How to Use a WDT Tool Like a Pro (It’s More Than Just Stirring)
Using a WDT tool is easy, but a little technique goes a long way. Simply stirring in circles can create its own density issues. Follow these steps for a perfectly prepared puck every time.
- Grind Into a Dosing Funnel. Place a dosing funnel on top of your portafilter before grinding. This prevents a messy countertop and ensures all your precious grounds make it into the basket, which is critical for a consistent dose.
- The Raking Motion. Insert the WDT tool’s needles all the way to the bottom of the coffee bed. Start by making small, circular motions or crisscross patterns, slowly working your way from the bottom up to the surface. The goal is to break up every single clump and create a light, fluffy, homogenous bed of coffee. Do not press down or compact the grounds; the goal is to fluff and distribute.
- Groom the Surface. Once the main bed is distributed, use the tips of the needles to gently rake the very top surface level. You don’t need a separate leveling tool; the WDT tool can do the job perfectly.
- Settle the Grounds. Remove the dosing funnel. Give the portafilter one or two firm vertical taps on your tamping mat or countertop. This will collapse any air pockets and create a flat, dense bed of coffee that is ready for tamping.
- Tamp and Pull. Tamp evenly and with consistent pressure. Your reward will be a far superior extraction.
Secrets to the Perfect Puck
After pulling thousands of shots, I’ve picked up a few extra tricks that take WDT usage from good to great. These are the details that separate a decent home barista from a great one.
- My Biggest Mistake: When I first started, I was too aggressive. I would stir rapidly, thinking faster was better. This actually caused grounds to be pushed to the sides of the basket, creating a denser ring around the edge and a less dense center—a perfect recipe for channeling. The key is a gentle, methodical motion. Think of it as folding ingredients, not whisking an egg.
- Needle Thinness is Non-Negotiable. The single most important feature of a WDT tool is the needle diameter. You want needles that are 0.4mm or thinner. Anything thicker (like a paperclip) will move grounds around and create channels rather than breaking up clumps.

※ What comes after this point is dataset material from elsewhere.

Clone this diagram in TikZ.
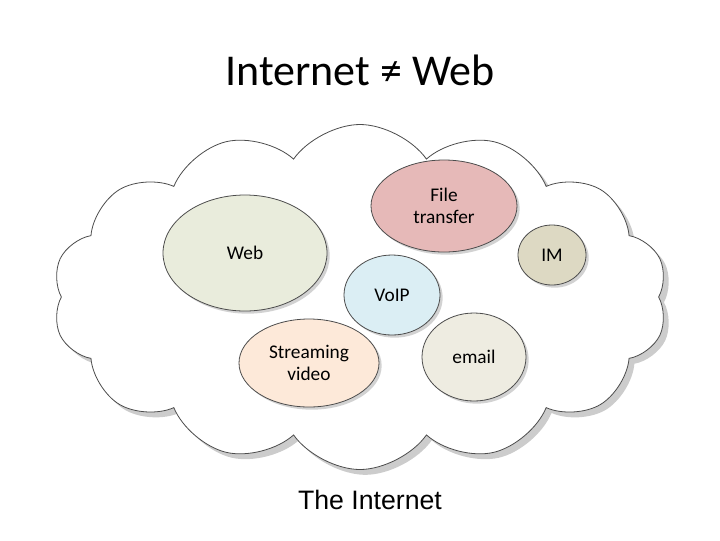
\documentclass[tikz,border=0pt]{standalone}
\usepackage{fontspec}
\setmainfont{Carlito}
\newfontfamily\arialf{Liberation Sans}
\usetikzlibrary{shapes.symbols,shapes.geometric,shadows}
\begin{document}
\begin{tikzpicture}[x=0.75pt,y=-0.75pt,
  bub/.style={ellipse,draw=black!70,line width=0.6pt,inner sep=0pt,align=center,font=\fontsize{14.5}{17}\selectfont,
    drop shadow={shadow xshift=2pt,shadow yshift=-2pt,fill=black!35}}]
\useasboundingbox (0,0) rectangle (720,540);
\node (title) at (360,70) {\fontsize{33}{36}\selectfont Internet ≠ Web};
\node (cloud) [cloud,cloud puffs=14,cloud puff arc=110,aspect=1.8,draw=black!70,fill=white,line width=0.6pt,
  minimum width=615*0.75pt,minimum height=345*0.75pt,inner sep=0pt,
  drop shadow={shadow xshift=4pt,shadow yshift=-4pt,fill=black!40}] at (360,297) {};
\node[bub,fill={rgb,255:red,233;green,236;blue,220},minimum width=164*0.75pt,minimum height=116*0.75pt] (web) at (245,253) {Web};
\node[bub,fill={rgb,255:red,230;green,185;blue,184},minimum width=146*0.75pt,minimum height=92*0.75pt] (ft) at (444,206) {File\\transfer};
\node[bub,fill={rgb,255:red,221;green,217;blue,195},minimum width=68*0.75pt,minimum height=60*0.75pt] (im) at (552,255) {IM};
\node[bub,fill={rgb,255:red,219;green,238;blue,244},minimum width=96*0.75pt,minimum height=80*0.75pt] (voip) at (392,295) {VoIP};
\node[bub,fill={rgb,255:red,253;green,233;blue,217},minimum width=140*0.75pt,minimum height=88*0.75pt] (sv) at (309,363) {Streaming\\video};
\node[bub,fill={rgb,255:red,238;green,236;blue,225},minimum width=104*0.75pt,minimum height=88*0.75pt] (em) at (474,357) {email};
\node (lab) at (370,500) {\arialf\fontsize{20}{22}\selectfont The Internet};
\end{tikzpicture}
\end{document}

- Always Use a Dosing Funnel. I can’t stress this enough. Without a funnel, you are guaranteed to make a mess, lose some of your dose, and be unable to properly distribute the grounds without spilling. It’s an essential partner to the WDT tool.
- To Screen or Not to Screen? A metal puck screen, placed on top of your tamped coffee, is another fantastic accessory that works in harmony with WDT. While WDT ensures the puck is uniform from the bottom up, the screen helps the machine’s water disperse even more gently and evenly across the top surface, further improving extraction and keeping your group head cleaner.
Frequently Asked Questions
Do I really need a WDT tool with a high-end grinder?
Yes, absolutely. Even grinders costing thousands of dollars can produce clumps due to static, humidity, or bean type. A WDT tool is an inexpensive insurance policy for a perfect puck, regardless of your grinder’s quality.
Can a WDT tool fix a bad grind setting?
No. A WDT tool optimizes a good grind; it cannot save a bad one. If your grind is too coarse or too fine, your shot will still be poor. It is a tool for distribution, not a crutch for incorrect grind size.
What’s the difference between a WDT tool and a coffee distributor/leveler?
This is a critical distinction. A wedge-style distributor or leveler only grooms the top surface of the coffee. It often compacts the grounds, hiding underlying clumps and creating a false sense of security. A WDT tool addresses the problem from the bottom up, eliminating clumps throughout the entire puck.
How deep should the needles go when I stir?
You should start with the needles touching the bottom of the filter basket. This ensures you are breaking up any clumps that have formed at the lowest level. From there, you can slowly work your way up to the surface for a perfectly homogenous puck.